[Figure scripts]
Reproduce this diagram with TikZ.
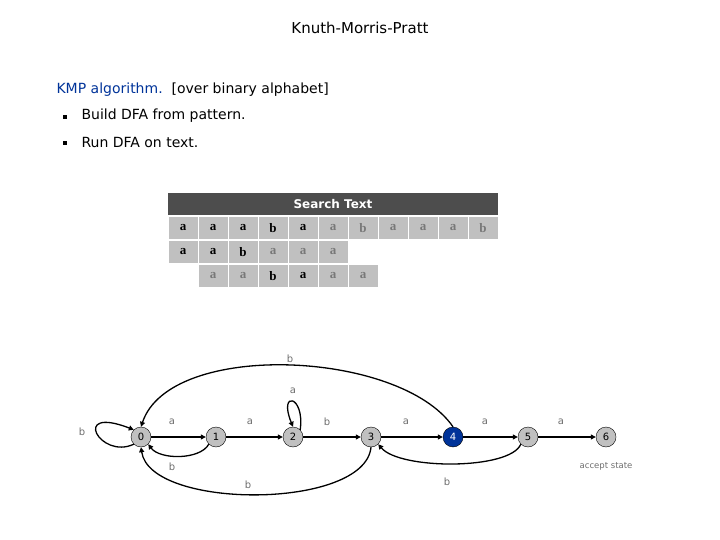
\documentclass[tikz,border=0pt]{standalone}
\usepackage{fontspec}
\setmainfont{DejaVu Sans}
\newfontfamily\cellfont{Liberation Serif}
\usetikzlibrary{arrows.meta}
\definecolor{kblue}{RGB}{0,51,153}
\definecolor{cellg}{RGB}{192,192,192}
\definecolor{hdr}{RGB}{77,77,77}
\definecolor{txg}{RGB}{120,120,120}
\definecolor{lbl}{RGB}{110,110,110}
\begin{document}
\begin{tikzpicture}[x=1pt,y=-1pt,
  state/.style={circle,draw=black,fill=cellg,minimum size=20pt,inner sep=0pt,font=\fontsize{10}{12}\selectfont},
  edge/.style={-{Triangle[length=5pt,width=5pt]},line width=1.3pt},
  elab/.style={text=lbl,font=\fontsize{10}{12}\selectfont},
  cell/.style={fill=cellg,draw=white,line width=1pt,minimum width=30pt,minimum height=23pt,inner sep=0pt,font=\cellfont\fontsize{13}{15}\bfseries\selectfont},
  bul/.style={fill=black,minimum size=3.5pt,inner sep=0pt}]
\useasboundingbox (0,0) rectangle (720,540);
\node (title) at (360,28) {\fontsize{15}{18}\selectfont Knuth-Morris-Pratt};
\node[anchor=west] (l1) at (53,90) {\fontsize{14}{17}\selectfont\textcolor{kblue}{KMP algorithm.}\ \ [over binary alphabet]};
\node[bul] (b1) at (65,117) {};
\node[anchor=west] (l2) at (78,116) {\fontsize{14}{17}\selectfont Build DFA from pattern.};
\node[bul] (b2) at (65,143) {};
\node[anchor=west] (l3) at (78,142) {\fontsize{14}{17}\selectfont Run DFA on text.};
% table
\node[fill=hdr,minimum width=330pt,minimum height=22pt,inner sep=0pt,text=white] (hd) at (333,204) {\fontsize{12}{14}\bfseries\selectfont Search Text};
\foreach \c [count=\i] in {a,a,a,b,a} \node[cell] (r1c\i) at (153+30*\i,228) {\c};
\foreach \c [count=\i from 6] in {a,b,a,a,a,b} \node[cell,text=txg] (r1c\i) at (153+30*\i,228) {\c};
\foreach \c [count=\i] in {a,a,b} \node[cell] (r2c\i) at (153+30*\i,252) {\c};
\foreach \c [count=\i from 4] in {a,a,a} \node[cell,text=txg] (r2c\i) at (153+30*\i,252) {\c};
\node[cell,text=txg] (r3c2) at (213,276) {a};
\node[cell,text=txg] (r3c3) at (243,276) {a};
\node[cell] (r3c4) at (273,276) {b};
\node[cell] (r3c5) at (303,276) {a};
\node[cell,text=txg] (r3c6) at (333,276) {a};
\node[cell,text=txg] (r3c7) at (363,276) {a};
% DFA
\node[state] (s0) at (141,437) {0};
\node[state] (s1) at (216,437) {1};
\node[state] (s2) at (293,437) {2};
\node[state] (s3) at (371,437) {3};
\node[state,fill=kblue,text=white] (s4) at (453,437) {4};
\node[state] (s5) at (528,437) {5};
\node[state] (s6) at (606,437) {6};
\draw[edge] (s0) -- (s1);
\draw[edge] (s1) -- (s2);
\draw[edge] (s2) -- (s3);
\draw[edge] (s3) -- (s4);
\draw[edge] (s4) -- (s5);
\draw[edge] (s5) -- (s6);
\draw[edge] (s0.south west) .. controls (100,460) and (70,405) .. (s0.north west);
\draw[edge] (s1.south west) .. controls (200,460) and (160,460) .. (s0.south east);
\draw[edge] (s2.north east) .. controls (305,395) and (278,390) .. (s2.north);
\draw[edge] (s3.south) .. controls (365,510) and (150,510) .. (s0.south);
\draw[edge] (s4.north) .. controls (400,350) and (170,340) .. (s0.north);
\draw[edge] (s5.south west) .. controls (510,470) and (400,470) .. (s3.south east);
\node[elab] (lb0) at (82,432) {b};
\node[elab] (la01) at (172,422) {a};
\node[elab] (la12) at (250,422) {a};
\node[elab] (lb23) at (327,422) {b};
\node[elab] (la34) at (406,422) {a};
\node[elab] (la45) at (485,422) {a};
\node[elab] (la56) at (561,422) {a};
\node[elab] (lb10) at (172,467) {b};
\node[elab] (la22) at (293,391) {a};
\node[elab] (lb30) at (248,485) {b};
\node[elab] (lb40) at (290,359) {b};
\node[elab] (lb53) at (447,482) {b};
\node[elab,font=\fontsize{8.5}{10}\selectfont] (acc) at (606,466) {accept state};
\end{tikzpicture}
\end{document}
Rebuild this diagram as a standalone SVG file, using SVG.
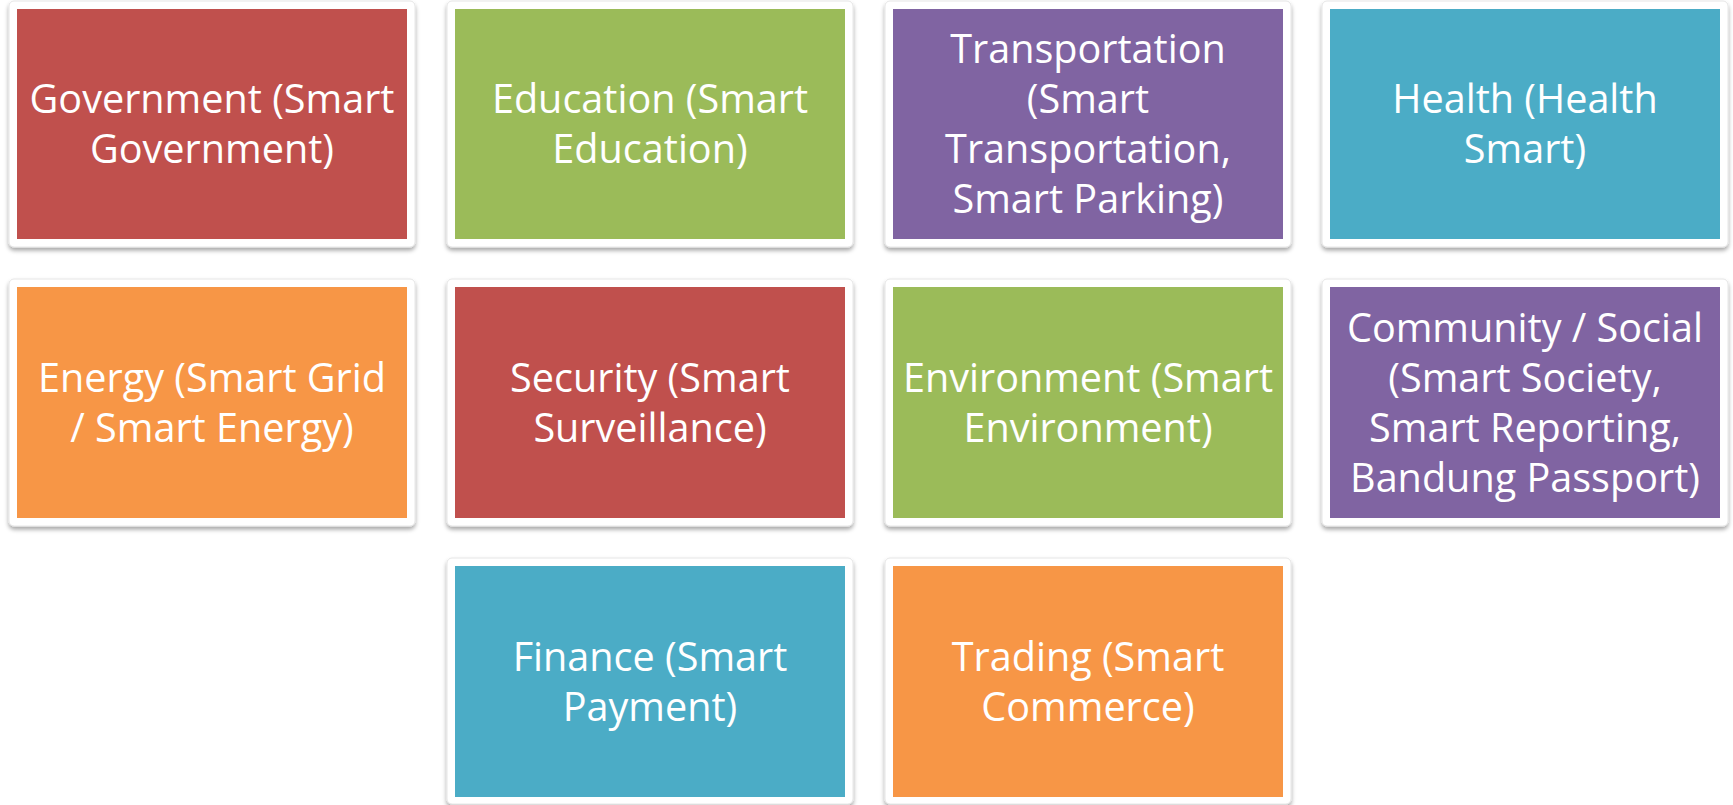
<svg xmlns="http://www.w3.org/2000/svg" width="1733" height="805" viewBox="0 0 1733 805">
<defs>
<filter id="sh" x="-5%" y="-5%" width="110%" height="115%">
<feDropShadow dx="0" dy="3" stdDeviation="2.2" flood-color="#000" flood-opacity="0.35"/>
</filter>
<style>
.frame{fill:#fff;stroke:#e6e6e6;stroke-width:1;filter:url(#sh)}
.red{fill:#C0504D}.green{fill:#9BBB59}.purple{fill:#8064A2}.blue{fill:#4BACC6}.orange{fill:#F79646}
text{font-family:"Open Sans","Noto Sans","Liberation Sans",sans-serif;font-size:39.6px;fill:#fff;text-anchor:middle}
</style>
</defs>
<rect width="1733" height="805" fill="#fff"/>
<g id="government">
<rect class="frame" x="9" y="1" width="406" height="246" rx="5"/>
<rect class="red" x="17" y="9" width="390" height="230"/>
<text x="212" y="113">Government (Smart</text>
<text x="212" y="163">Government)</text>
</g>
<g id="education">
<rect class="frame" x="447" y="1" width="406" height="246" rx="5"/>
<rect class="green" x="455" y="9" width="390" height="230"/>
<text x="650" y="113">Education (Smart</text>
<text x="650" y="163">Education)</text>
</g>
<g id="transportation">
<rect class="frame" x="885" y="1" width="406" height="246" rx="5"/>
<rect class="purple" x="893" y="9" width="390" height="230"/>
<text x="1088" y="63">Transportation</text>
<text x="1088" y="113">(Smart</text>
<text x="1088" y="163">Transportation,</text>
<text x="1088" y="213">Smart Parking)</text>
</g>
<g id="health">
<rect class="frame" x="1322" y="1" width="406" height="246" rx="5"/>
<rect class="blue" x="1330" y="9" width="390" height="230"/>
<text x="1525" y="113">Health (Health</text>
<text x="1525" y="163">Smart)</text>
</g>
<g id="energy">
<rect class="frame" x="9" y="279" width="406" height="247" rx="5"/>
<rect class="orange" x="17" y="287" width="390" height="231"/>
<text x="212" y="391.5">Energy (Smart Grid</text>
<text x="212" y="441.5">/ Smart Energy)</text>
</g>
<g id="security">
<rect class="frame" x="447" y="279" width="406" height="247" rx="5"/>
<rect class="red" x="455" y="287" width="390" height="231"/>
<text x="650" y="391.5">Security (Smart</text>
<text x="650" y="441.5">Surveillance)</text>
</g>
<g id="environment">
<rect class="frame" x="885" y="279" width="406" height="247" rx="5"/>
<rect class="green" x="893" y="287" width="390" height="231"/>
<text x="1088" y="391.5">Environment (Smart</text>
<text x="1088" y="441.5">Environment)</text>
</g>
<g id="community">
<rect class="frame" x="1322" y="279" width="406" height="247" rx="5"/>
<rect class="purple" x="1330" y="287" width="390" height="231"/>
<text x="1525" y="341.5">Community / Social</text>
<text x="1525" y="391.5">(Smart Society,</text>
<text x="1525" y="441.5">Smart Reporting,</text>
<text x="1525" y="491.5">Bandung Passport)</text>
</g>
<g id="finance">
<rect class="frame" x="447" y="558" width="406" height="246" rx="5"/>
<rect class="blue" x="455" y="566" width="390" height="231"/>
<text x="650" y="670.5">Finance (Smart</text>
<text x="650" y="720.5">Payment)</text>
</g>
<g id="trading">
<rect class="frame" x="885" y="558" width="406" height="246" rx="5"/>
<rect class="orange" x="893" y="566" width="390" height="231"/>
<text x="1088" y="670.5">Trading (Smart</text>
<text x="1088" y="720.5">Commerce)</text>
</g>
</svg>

## SET PROBLEM
For each line of the entries that includes "diagram", show that line.

## RESPONSE
Reproduce this diagram with TikZ.
Rebuild this diagram as a standalone SVG file, using SVG.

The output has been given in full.